Applying Genomics to Cancer
Genomics is the study of complex sets of genes, how they are expressed in cells (what their level of activity is), and the role they play in biology. Another way to think about it is as a small network of genes and how they work together to influence the cancer’s biology and response to treatment.
The Human Genome Project identified approximately 25,000 genes of the human genome. Research continues to obtain the necessary knowledge that would allow genomic information to impact treatment planning for cancer. Actionable insight from genomic information comes from understanding how these genes interrelate and what those resulting functions are, in addition to our knowledge of their sequences or forms.
Though genomics and genetics may sound similar and are related, each focuses on different information.
Broadly speaking, genetics is the study of how inherited traits are passed from one generation to the next through the genes, and how new traits appear by way of genetic mutations or changes. These traits may be characteristics such as eye or hair colour.
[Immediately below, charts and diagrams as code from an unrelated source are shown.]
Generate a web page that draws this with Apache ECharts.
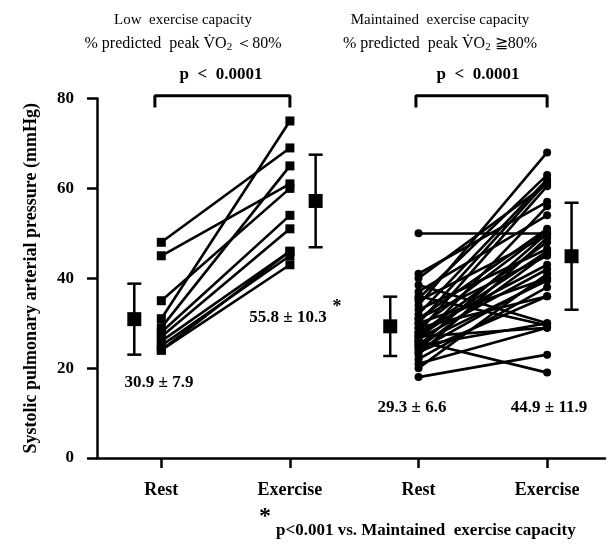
<!DOCTYPE html>
<html><head><meta charset="utf-8">
<script src="https://cdn.jsdelivr.net/npm/echarts@6/dist/echarts.min.js"></script>
<style>html,body{margin:0;padding:0;background:#fff}#c{width:612px;height:556px}</style>
</head><body><div id="c"></div>
<script>
// ---- data ----
var categories = ['Rest', 'Exercise', 'Rest', 'Exercise'];
var yTicks = [0, 20, 40, 60, 80];
// Low exercise capacity (rest, exercise) per subject
var lowRest     = [48, 45, 35, 31, 29, 28, 27, 26, 25, 24, 24];
var lowExercise = [69, 61, 60, 75, 65, 54, 51, 46, 45, 43, 46];
// Maintained exercise capacity
var maintRest     = [50, 41, 40, 38.5, 37, 36, 35.5, 35, 34, 33, 32, 31, 31, 30, 30, 29, 29, 28, 28, 27.5, 27, 27, 26.5, 26, 26, 25.5, 25, 25, 24.5, 24, 23.5, 23, 22, 21, 20, 18];
var maintExercise = [50, 57, 61, 30, 54, 29.5, 63, 49.5, 68, 46.5, 62, 51, 45, 61.5, 40, 50.5, 36, 60.5, 43, 48, 29, 46, 42, 19, 56, 39.5, 50, 30, 45.5, 40, 36, 49, 38, 29, 41, 23];
// group means and SD (as drawn)
var groupMeans = [30.9, 57.2, 29.3, 44.9];
var groupSD    = [7.9, 10.3, 6.6, 11.9];
var statTexts  = ['30.9 \u00b1 7.9', '55.8 \u00b1 10.3', '29.3 \u00b1 6.6', '44.9 \u00b1 11.9'];

// ---- layout helpers ----
var catX = [1, 2, 3, 4];
var meanOffset = [-0.21, 0.2, -0.22, 0.19];
var FONT = '"Liberation Serif", "DejaVu Serif", serif';

function pairLines(rest, ex, xr, xe) {
  return rest.map(function (r, i) { return { coords: [[xr, r], [xe, ex[i]]] }; });
}
function pts(vals, x) { return vals.map(function (v) { return [x, v]; }); }

var meanData = groupMeans.map(function (m, i) { return [catX[i] + meanOffset[i], m, groupSD[i]]; });

var chart = echarts.init(document.getElementById('c'), null, { renderer: 'canvas' });

function txt(x, y, s, font, align) {
  return { type: 'text', x: x, y: y, style: { text: s, align: align || 'center', verticalAlign: 'middle', font: font, fill: '#000' } };
}
var subRich = { s: { fontSize: 11, fontFamily: FONT, padding: [7, 0, 0, 0] } };

var option = {
  backgroundColor: '#fff',
  animation: false,
  grid: { left: 97, right: 7, top: 98.5, bottom: 98 },
  xAxis: {
    type: 'value', min: 0.5, max: 4.45,
    splitLine: { show: false },
    axisLine: { show: true, onZero: false, lineStyle: { color: '#000', width: 2.5 } },
    axisTick: { show: true, customValues: catX, length: 10, lineStyle: { color: '#000', width: 2.5 } },
    axisLabel: {
      customValues: catX, margin: 23,
      formatter: function (v) { return categories[Math.round(v) - 1] || ''; },
      color: '#000', fontFamily: FONT, fontWeight: 'bold', fontSize: 18
    }
  },
  yAxis: {
    type: 'value', min: 0, max: 80, interval: 20,
    name: 'Systolic pulmonary arterial pressure (mmHg)',
    nameLocation: 'middle', nameGap: 57, nameRotate: 90,
    nameTextStyle: { color: '#000', fontFamily: FONT, fontWeight: 'bold', fontSize: 18 },
    splitLine: { show: false },
    axisLine: { show: true, lineStyle: { color: '#000', width: 2.5 } },
    axisTick: { show: true, length: 10, lineStyle: { color: '#000', width: 2.5 } },
    axisLabel: { margin: 23, color: '#000', fontFamily: FONT, fontWeight: 'bold', fontSize: 17,
      formatter: function (v) { return yTicks.indexOf(v) >= 0 ? String(v) : ''; } }
  },
  series: [
    { type: 'lines', coordinateSystem: 'cartesian2d', polyline: false, silent: true,
      data: pairLines(lowRest, lowExercise, 1, 2),
      lineStyle: { color: '#000', width: 2.6, opacity: 1, curveness: 0 } },
    { type: 'lines', coordinateSystem: 'cartesian2d', polyline: false, silent: true,
      data: pairLines(maintRest, maintExercise, 3, 4),
      lineStyle: { color: '#000', width: 2.6, opacity: 1, curveness: 0 } },
    { type: 'scatter', symbol: 'rect', symbolSize: 9, itemStyle: { color: '#000', opacity: 1 },
      data: pts(lowRest, 1).concat(pts(lowExercise, 2)) },
    { type: 'scatter', symbol: 'circle', symbolSize: 8, itemStyle: { color: '#000', opacity: 1 },
      data: pts(maintRest, 3).concat(pts(maintExercise, 4)) },
    { type: 'custom', silent: true,
      renderItem: function (params, api) {
        var x = api.value(0), m = api.value(1), sd = api.value(2);
        var top = api.coord([x, m + sd]), bot = api.coord([x, m - sd]);
        var hw = 7;
        var st = { stroke: '#000', lineWidth: 2.5 };
        return { type: 'group', children: [
          { type: 'line', shape: { x1: top[0], y1: top[1], x2: bot[0], y2: bot[1] }, style: st },
          { type: 'line', shape: { x1: top[0] - hw, y1: top[1], x2: top[0] + hw, y2: top[1] }, style: st },
          { type: 'line', shape: { x1: bot[0] - hw, y1: bot[1], x2: bot[0] + hw, y2: bot[1] }, style: st }
        ] };
      },
      data: meanData, z: 3 },
    { type: 'scatter', symbol: 'rect', symbolSize: 14, itemStyle: { color: '#000', opacity: 1 },
      data: meanData.map(function (d) { return [d[0], d[1]]; }), z: 4 },
    // significance brackets
    { type: 'line', clip: false, symbol: 'none', silent: true,
      lineStyle: { color: '#000', width: 3 },
      data: [[0.95, 78.0], [0.95, 80.6], [2.0, 80.6], [2.0, 78.0]] },
    { type: 'line', clip: false, symbol: 'none', silent: true,
      lineStyle: { color: '#000', width: 3 },
      data: [[2.98, 78.0], [2.98, 80.6], [4.0, 80.6], [4.0, 78.0]] }
  ],
  graphic: [
    txt(183, 20, 'Low  exercise capacity', '15px ' + FONT),
    { type: 'text', x: 183, y: 44, style: { text: '% predicted  peak V\u0307O{s|2} \uff1c80%', rich: subRich, align: 'center', verticalAlign: 'middle', font: '16px ' + FONT, fill: '#000' } },
    txt(440, 20, 'Maintained  exercise capacity', '15px ' + FONT),
    { type: 'text', x: 440, y: 44, style: { text: '% predicted  peak V\u0307O{s|2} \u226780%', rich: subRich, align: 'center', verticalAlign: 'middle', font: '16px ' + FONT, fill: '#000' } },
    txt(221, 75, 'p  <  0.0001', 'bold 17px ' + FONT),
    txt(478, 75, 'p  <  0.0001', 'bold 17px ' + FONT),
    txt(159, 383, statTexts[0], 'bold 17px ' + FONT),
    txt(288, 318, statTexts[1], 'bold 17px ' + FONT),
    txt(337, 307, '*', 'bold 18px ' + FONT),
    txt(412, 408, statTexts[2], 'bold 17px ' + FONT),
    txt(549, 408, statTexts[3], 'bold 17px ' + FONT),
    txt(265, 517, '*', 'bold 24px ' + FONT),
    txt(276, 531, 'p<0.001 vs. Maintained  exercise capacity', 'bold 17px ' + FONT, 'left')
  ]
};
chart.setOption(option);
</script>
</body></html>
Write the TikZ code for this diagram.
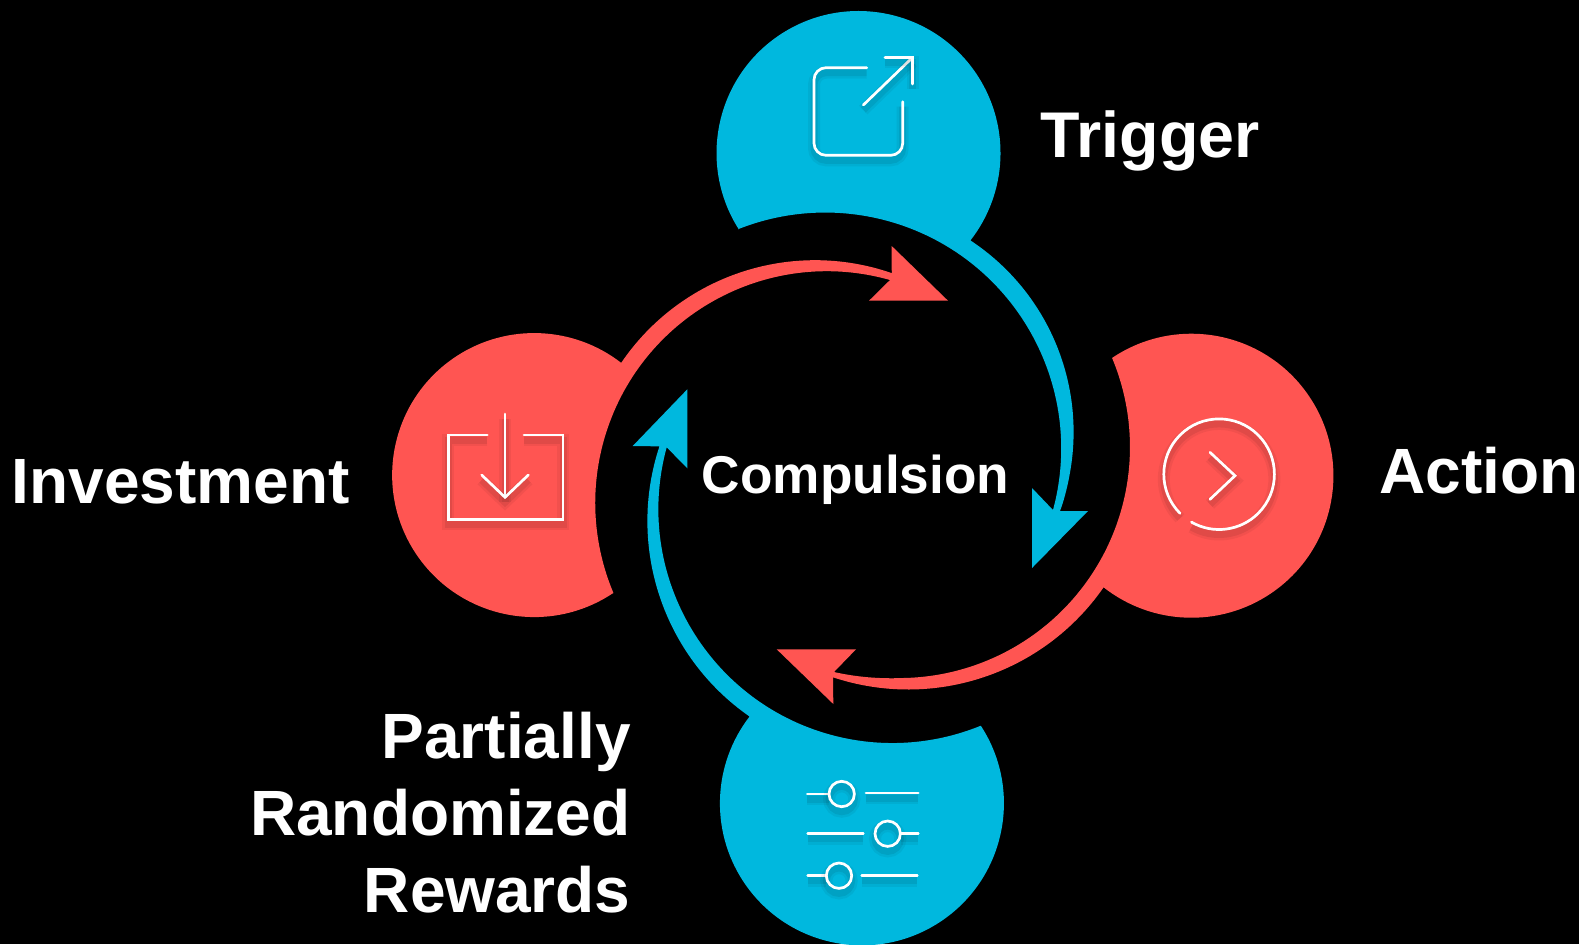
\documentclass[tikz,border=0pt]{standalone}
\usepackage{fontspec}
\setmainfont{Liberation Sans}
\definecolor{ringblue}{RGB}{0,184,222}
\definecolor{ringred}{RGB}{255,85,82}
\begin{document}
\begin{tikzpicture} [x=0.5pt,y=-0.5pt,thick]
    \tikzset {
      caption/.style={text=white,inner sep=0pt,font=\fontsize{32}{38.5}\selectfont\bfseries},
      icon/.style={draw=white,line width=1.35pt,line cap=round,
        preaction={draw=black,draw opacity=0.05,line width=6pt,transform canvas={yshift=-2.5pt}},
        preaction={draw=black,draw opacity=0.07,line width=3.5pt,transform canvas={yshift=-2.5pt}}}
    }
    \useasboundingbox (0,0) rectangle (1579,944);
    \fill [black] (0,0) rectangle (1579,944);

    \fill [ringblue] (738.9,229.5) arc [start angle=147.4,end angle=398,radius=142]
      arc [start angle=-56.6,end angle=10,radius=229.5]
      .. controls (1067,490) and (1063,503) .. (1060,511)
      -- (1088,511) -- (1032,568) -- (1032,488) -- (1053,510)
      arc [start angle=15.1,end angle=-111.5,radius=236] -- cycle;
    \fill [ringred] (1112,358) arc [start angle=236,end angle=488.2,radius=142]
      arc [start angle=34.8,end angle=108.4,radius=238]
      -- (833.3,704) -- (776.7,649.3) -- (856,649.3) -- (834,672)
      .. controls (856,677) and (880,679) .. (903,678)
      arc [start angle=89,end angle=-22.7,radius=231] -- cycle;
    \fill [ringblue] (981,726) arc [start angle=-33,end angle=217.7,radius=142]
      arc [start angle=124.8,end angle=198.3,radius=238]
      -- (632.7,446) -- (687.3,389.3) -- (687.3,468.3) -- (666.7,447.3)
      arc [start angle=195.3,end angle=67.9,radius=234] -- cycle;
    \fill [ringred] (611.7,594) arc [start angle=56.9,end angle=307.8,radius=142]
      arc [start angle=214.2,end angle=289.1,radius=234.4]
      -- (891.7,246) -- (948,300.7) -- (869,300.7) -- (890,280)
      arc [start angle=-74.2,end angle=-202.9,radius=231.7] -- cycle;

    \draw [icon] (866.7,67.7) -- (826,67.7) arc [start angle=270,end angle=180,radius=12]
      -- (814,143.3) arc [start angle=180,end angle=90,radius=12]
      -- (890.7,155.3) arc [start angle=90,end angle=0,radius=12] -- (902.7,101.7);
    \draw [icon] (863.3,105) -- (912.7,57.3);
    \draw [icon] (885,57.3) -- (912.7,57.3) -- (912.7,84);

    \draw [icon] (487.3,435) -- (448.3,435) -- (448.3,519.3) -- (563,519.3) -- (563,435) -- (524,435);
    \draw [icon] (505,414) -- (505,497.3);
    \draw [icon] (481.7,475) -- (505,497.3) -- (528.3,475);

    \draw [icon] (1180,513.3) arc [start angle=135,end angle=480,radius=55.3];
    \draw [icon] (1210,452.3) -- (1235,475.7) -- (1210,499.3);

    \draw [icon] (807.3,794) -- (829,794);
    \draw [icon] (841.7,794) circle (12.7);
    \draw [icon] (866,793) -- (918.3,793);
    \draw [icon] (807.7,833.7) -- (863.3,833.7);
    \draw [icon] (887.7,833.7) circle (12.7);
    \draw [icon] (901,833.7) -- (918.3,833.7);
    \draw [icon] (807.7,875.7) -- (826.3,875.7);
    \draw [icon] (839,875.7) circle (12.7);
    \draw [icon] (861.7,875.7) -- (917.3,875.7);

    \node [caption,anchor=base west,font=\fontsize{32.3}{38.5}\selectfont\bfseries] (trigger) at (1040,157) {Trigger};
    \node [caption,anchor=base west] (action) at (1378.6,493.5) {Action};
    \node [caption,anchor=base west] (investment) at (11,503.5) {Investment};
    \node [caption,anchor=base west,font=\fontsize{26.6}{32}\selectfont\bfseries] (compulsion) at (701,493) {Compulsion};
    \node [caption,anchor=north east,align=right] (rewards) at (631.4,711) {Partially\\Randomized\\Rewards};
\end{tikzpicture}
\end{document}
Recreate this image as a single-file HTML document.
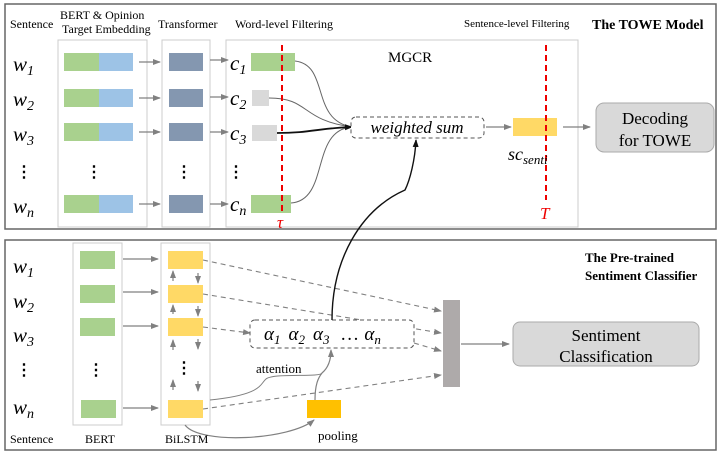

A predisposition to certain types of diseases can also be passed through the genes, such as the BRCA1 gene and the BRCA2 gene, which normally help control cell growth. A person who inherits an altered version of the BRCA1 and/or BRCA2 gene(s) has a higher risk of developing breast and ovarian cancer. There are breast cancer genetic tests for both the BRCA1 gene and the BRCA2 gene but these are different from the Oncotype DX® test for invasive breast cancer, which is a genomic test.
A genomic test, such as the Oncotype DX test for invasive breast cancer, looks at groups of genes and how active they are. This activity can influence how a cancer is likely to grow and respond to treatment. Unlike a breast cancer genetic test, the Oncotype DX breast cancer test does not provide information about a person’s inherited genetic make-up; instead it looks at genes in a patient’s breast tumour to understand how these genes interact and influence the tumour’s behaviour.
As the study of genomics advances, the application of genomic information is expected to enhance the diagnosis, prognosis and treatment of many different diseases, including cancer.
The key to effectively using clinical genomics to improve cancer treatment and outcomes lies in determining which sets of genes and gene interactions affect different subsets of cancers. Genomic Health is conducting studies in an effort to understand which patterns of gene expression, within a tumour are linked to a response to cancer therapy or to the likelihood that the cancer will return or metastasise. The results of these genomic studies and research can then be used to develop clinically validated tests that provide the genomic profile of an individual's tumour, helping understand whether patients are likely to benefit from and respond to cancer therapies such as tamoxifen (for breast cancer) or chemotherapy, or whether those patients are likely to experience a recurrence of their cancer.